-------- Collected data --------

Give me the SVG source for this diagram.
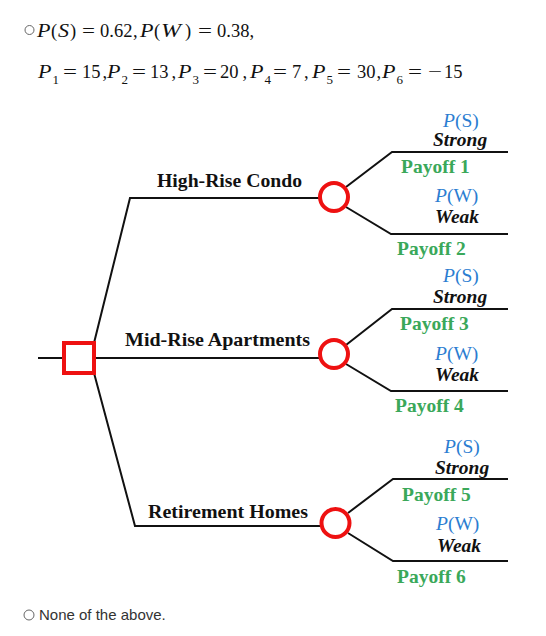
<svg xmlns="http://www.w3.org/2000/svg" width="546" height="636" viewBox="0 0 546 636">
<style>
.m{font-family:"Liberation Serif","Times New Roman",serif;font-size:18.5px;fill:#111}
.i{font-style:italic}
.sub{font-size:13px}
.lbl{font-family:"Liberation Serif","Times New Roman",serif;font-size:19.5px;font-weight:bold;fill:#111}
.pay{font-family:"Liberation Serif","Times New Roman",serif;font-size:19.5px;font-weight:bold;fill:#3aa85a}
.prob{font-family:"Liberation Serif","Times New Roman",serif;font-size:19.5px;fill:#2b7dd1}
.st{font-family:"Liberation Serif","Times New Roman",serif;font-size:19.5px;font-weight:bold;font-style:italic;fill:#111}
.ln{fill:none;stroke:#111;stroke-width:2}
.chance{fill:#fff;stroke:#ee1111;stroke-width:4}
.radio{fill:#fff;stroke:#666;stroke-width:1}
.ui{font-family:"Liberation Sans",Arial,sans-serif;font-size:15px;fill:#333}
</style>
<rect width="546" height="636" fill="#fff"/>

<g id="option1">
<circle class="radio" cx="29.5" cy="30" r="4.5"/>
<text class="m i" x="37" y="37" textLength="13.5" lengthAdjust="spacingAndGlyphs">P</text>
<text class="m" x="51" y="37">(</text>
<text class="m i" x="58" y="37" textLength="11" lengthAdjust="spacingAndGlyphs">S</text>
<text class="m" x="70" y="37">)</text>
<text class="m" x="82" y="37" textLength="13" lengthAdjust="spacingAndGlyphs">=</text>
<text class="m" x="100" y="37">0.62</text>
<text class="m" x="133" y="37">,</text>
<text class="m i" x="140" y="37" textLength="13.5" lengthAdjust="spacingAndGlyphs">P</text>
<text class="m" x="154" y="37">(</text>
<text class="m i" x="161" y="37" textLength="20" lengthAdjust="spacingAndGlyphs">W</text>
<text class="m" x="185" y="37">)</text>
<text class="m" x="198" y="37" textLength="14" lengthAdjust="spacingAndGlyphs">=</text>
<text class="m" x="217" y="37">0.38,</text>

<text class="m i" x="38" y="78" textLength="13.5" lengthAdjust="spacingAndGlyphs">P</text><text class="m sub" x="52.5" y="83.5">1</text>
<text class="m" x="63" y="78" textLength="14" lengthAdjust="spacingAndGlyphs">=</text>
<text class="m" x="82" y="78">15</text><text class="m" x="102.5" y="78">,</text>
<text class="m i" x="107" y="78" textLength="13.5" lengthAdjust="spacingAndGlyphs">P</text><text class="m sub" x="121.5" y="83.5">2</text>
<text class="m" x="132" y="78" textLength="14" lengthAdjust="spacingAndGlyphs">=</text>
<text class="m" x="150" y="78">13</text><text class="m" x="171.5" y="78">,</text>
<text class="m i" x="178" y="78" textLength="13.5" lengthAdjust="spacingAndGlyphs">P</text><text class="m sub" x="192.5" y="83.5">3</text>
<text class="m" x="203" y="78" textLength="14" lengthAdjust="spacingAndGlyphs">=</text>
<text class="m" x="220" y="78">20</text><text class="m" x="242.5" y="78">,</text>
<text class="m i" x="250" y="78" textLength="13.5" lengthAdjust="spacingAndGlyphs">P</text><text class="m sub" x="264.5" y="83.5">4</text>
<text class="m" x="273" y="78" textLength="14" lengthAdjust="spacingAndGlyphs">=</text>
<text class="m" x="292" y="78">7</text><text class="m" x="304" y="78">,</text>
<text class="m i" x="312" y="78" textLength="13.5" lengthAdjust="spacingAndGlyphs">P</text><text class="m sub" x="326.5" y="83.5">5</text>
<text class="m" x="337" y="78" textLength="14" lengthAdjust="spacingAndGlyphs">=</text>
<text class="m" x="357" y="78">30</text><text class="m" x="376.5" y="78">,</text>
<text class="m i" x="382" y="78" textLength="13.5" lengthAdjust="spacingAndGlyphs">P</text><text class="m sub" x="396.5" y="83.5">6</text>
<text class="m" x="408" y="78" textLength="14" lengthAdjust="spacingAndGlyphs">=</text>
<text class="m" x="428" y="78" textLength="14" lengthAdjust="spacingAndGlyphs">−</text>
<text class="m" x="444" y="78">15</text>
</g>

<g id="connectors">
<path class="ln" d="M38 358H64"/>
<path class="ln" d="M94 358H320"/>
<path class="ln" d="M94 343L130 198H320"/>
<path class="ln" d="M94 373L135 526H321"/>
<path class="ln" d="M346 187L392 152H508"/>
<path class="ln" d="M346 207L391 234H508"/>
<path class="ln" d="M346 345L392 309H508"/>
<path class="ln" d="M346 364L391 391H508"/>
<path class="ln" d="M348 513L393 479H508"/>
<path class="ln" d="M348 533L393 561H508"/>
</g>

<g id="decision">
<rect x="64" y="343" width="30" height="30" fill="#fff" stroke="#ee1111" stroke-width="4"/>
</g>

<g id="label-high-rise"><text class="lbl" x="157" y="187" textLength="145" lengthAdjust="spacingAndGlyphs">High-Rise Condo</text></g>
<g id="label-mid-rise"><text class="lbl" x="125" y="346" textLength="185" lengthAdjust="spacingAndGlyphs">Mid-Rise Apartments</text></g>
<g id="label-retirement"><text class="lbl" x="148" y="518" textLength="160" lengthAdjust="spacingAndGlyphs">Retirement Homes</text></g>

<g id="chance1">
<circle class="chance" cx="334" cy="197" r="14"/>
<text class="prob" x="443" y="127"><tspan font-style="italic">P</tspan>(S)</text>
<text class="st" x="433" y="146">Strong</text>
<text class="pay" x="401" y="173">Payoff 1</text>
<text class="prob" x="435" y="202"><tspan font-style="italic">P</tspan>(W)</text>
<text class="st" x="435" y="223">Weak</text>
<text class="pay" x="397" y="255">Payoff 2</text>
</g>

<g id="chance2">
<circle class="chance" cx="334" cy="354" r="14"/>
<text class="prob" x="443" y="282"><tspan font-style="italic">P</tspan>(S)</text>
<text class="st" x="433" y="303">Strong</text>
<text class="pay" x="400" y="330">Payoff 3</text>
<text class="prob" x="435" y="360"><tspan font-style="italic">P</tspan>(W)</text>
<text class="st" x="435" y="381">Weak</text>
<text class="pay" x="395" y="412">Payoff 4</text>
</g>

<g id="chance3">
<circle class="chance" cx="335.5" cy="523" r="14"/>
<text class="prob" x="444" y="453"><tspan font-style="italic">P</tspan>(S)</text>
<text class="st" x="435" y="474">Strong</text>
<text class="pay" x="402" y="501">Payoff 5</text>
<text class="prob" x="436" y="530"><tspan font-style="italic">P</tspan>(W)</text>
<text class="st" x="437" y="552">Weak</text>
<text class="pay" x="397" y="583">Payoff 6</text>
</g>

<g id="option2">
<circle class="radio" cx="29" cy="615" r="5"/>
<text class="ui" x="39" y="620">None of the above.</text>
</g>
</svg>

--------

● **Exercise objective**
Every line above should be returned exactly; the pictures stay out.

● **Written reply**
Give me the SVG source for this diagram.
<svg xmlns="http://www.w3.org/2000/svg" width="546" height="636" viewBox="0 0 546 636">
<style>
.m{font-family:"Liberation Serif","Times New Roman",serif;font-size:18.5px;fill:#111}
.i{font-style:italic}
.sub{font-size:13px}
.lbl{font-family:"Liberation Serif","Times New Roman",serif;font-size:19.5px;font-weight:bold;fill:#111}
.pay{font-family:"Liberation Serif","Times New Roman",serif;font-size:19.5px;font-weight:bold;fill:#3aa85a}
.prob{font-family:"Liberation Serif","Times New Roman",serif;font-size:19.5px;fill:#2b7dd1}
.st{font-family:"Liberation Serif","Times New Roman",serif;font-size:19.5px;font-weight:bold;font-style:italic;fill:#111}
.ln{fill:none;stroke:#111;stroke-width:2}
.chance{fill:#fff;stroke:#ee1111;stroke-width:4}
.radio{fill:#fff;stroke:#666;stroke-width:1}
.ui{font-family:"Liberation Sans",Arial,sans-serif;font-size:15px;fill:#333}
</style>
<rect width="546" height="636" fill="#fff"/>

<g id="option1">
<circle class="radio" cx="29.5" cy="30" r="4.5"/>
<text class="m i" x="37" y="37" textLength="13.5" lengthAdjust="spacingAndGlyphs">P</text>
<text class="m" x="51" y="37">(</text>
<text class="m i" x="58" y="37" textLength="11" lengthAdjust="spacingAndGlyphs">S</text>
<text class="m" x="70" y="37">)</text>
<text class="m" x="82" y="37" textLength="13" lengthAdjust="spacingAndGlyphs">=</text>
<text class="m" x="100" y="37">0.62</text>
<text class="m" x="133" y="37">,</text>
<text class="m i" x="140" y="37" textLength="13.5" lengthAdjust="spacingAndGlyphs">P</text>
<text class="m" x="154" y="37">(</text>
<text class="m i" x="161" y="37" textLength="20" lengthAdjust="spacingAndGlyphs">W</text>
<text class="m" x="185" y="37">)</text>
<text class="m" x="198" y="37" textLength="14" lengthAdjust="spacingAndGlyphs">=</text>
<text class="m" x="217" y="37">0.38,</text>

<text class="m i" x="38" y="78" textLength="13.5" lengthAdjust="spacingAndGlyphs">P</text><text class="m sub" x="52.5" y="83.5">1</text>
<text class="m" x="63" y="78" textLength="14" lengthAdjust="spacingAndGlyphs">=</text>
<text class="m" x="82" y="78">15</text><text class="m" x="102.5" y="78">,</text>
<text class="m i" x="107" y="78" textLength="13.5" lengthAdjust="spacingAndGlyphs">P</text><text class="m sub" x="121.5" y="83.5">2</text>
<text class="m" x="132" y="78" textLength="14" lengthAdjust="spacingAndGlyphs">=</text>
<text class="m" x="150" y="78">13</text><text class="m" x="171.5" y="78">,</text>
<text class="m i" x="178" y="78" textLength="13.5" lengthAdjust="spacingAndGlyphs">P</text><text class="m sub" x="192.5" y="83.5">3</text>
<text class="m" x="203" y="78" textLength="14" lengthAdjust="spacingAndGlyphs">=</text>
<text class="m" x="220" y="78">20</text><text class="m" x="242.5" y="78">,</text>
<text class="m i" x="250" y="78" textLength="13.5" lengthAdjust="spacingAndGlyphs">P</text><text class="m sub" x="264.5" y="83.5">4</text>
<text class="m" x="273" y="78" textLength="14" lengthAdjust="spacingAndGlyphs">=</text>
<text class="m" x="292" y="78">7</text><text class="m" x="304" y="78">,</text>
<text class="m i" x="312" y="78" textLength="13.5" lengthAdjust="spacingAndGlyphs">P</text><text class="m sub" x="326.5" y="83.5">5</text>
<text class="m" x="337" y="78" textLength="14" lengthAdjust="spacingAndGlyphs">=</text>
<text class="m" x="357" y="78">30</text><text class="m" x="376.5" y="78">,</text>
<text class="m i" x="382" y="78" textLength="13.5" lengthAdjust="spacingAndGlyphs">P</text><text class="m sub" x="396.5" y="83.5">6</text>
<text class="m" x="408" y="78" textLength="14" lengthAdjust="spacingAndGlyphs">=</text>
<text class="m" x="428" y="78" textLength="14" lengthAdjust="spacingAndGlyphs">−</text>
<text class="m" x="444" y="78">15</text>
</g>

<g id="connectors">
<path class="ln" d="M38 358H64"/>
<path class="ln" d="M94 358H320"/>
<path class="ln" d="M94 343L130 198H320"/>
<path class="ln" d="M94 373L135 526H321"/>
<path class="ln" d="M346 187L392 152H508"/>
<path class="ln" d="M346 207L391 234H508"/>
<path class="ln" d="M346 345L392 309H508"/>
<path class="ln" d="M346 364L391 391H508"/>
<path class="ln" d="M348 513L393 479H508"/>
<path class="ln" d="M348 533L393 561H508"/>
</g>

<g id="decision">
<rect x="64" y="343" width="30" height="30" fill="#fff" stroke="#ee1111" stroke-width="4"/>
</g>

<g id="label-high-rise"><text class="lbl" x="157" y="187" textLength="145" lengthAdjust="spacingAndGlyphs">High-Rise Condo</text></g>
<g id="label-mid-rise"><text class="lbl" x="125" y="346" textLength="185" lengthAdjust="spacingAndGlyphs">Mid-Rise Apartments</text></g>
<g id="label-retirement"><text class="lbl" x="148" y="518" textLength="160" lengthAdjust="spacingAndGlyphs">Retirement Homes</text></g>

<g id="chance1">
<circle class="chance" cx="334" cy="197" r="14"/>
<text class="prob" x="443" y="127"><tspan font-style="italic">P</tspan>(S)</text>
<text class="st" x="433" y="146">Strong</text>
<text class="pay" x="401" y="173">Payoff 1</text>
<text class="prob" x="435" y="202"><tspan font-style="italic">P</tspan>(W)</text>
<text class="st" x="435" y="223">Weak</text>
<text class="pay" x="397" y="255">Payoff 2</text>
</g>

<g id="chance2">
<circle class="chance" cx="334" cy="354" r="14"/>
<text class="prob" x="443" y="282"><tspan font-style="italic">P</tspan>(S)</text>
<text class="st" x="433" y="303">Strong</text>
<text class="pay" x="400" y="330">Payoff 3</text>
<text class="prob" x="435" y="360"><tspan font-style="italic">P</tspan>(W)</text>
<text class="st" x="435" y="381">Weak</text>
<text class="pay" x="395" y="412">Payoff 4</text>
</g>

<g id="chance3">
<circle class="chance" cx="335.5" cy="523" r="14"/>
<text class="prob" x="444" y="453"><tspan font-style="italic">P</tspan>(S)</text>
<text class="st" x="435" y="474">Strong</text>
<text class="pay" x="402" y="501">Payoff 5</text>
<text class="prob" x="436" y="530"><tspan font-style="italic">P</tspan>(W)</text>
<text class="st" x="437" y="552">Weak</text>
<text class="pay" x="397" y="583">Payoff 6</text>
</g>

<g id="option2">
<circle class="radio" cx="29" cy="615" r="5"/>
<text class="ui" x="39" y="620">None of the above.</text>
</g>
</svg>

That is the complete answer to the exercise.